- _YOUR TASK_
Among the entries that follow, tally the lines with the string "this". Give no more than the number.

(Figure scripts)
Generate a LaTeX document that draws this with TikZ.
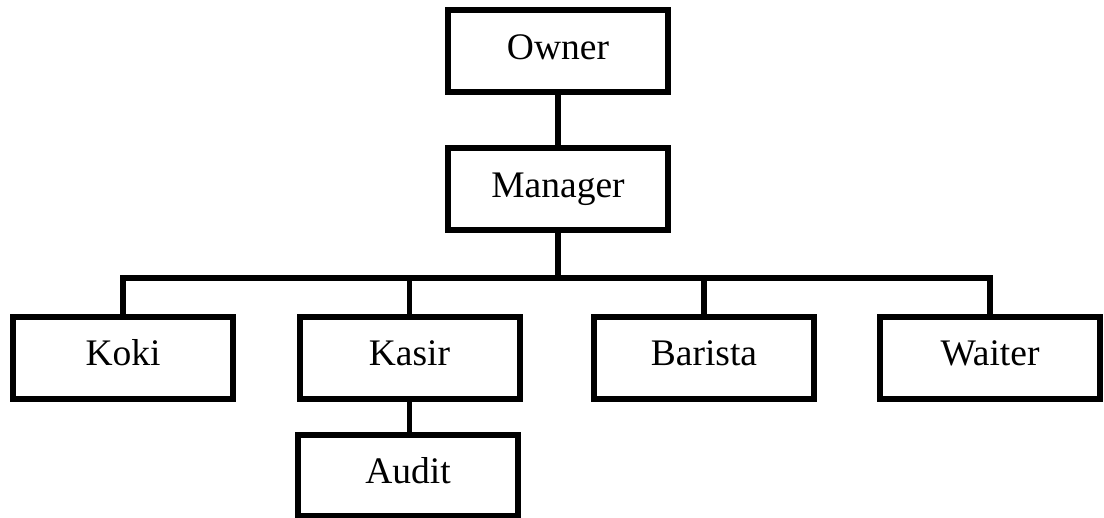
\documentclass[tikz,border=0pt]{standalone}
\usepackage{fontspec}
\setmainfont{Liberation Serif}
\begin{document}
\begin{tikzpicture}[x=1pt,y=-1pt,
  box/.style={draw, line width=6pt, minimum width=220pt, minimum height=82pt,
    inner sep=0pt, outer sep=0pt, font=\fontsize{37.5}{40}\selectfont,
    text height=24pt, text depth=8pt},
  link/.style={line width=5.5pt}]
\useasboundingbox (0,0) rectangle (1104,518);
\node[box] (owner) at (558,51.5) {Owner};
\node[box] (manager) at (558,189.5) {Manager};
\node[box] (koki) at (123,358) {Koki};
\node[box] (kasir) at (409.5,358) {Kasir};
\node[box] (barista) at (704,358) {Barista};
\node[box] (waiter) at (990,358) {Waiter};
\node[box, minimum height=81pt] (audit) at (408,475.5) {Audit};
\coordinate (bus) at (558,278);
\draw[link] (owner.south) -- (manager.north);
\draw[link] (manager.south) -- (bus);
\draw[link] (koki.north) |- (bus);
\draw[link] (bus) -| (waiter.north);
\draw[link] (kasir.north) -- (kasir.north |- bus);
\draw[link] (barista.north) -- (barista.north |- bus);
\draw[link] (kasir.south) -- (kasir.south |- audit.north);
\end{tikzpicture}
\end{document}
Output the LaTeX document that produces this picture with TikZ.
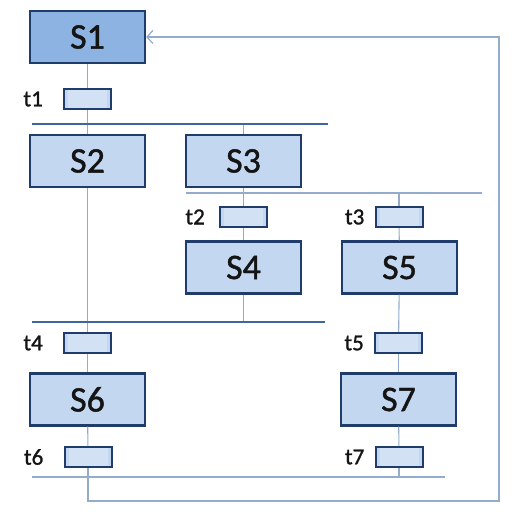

- _RESPONSE BELOW_
2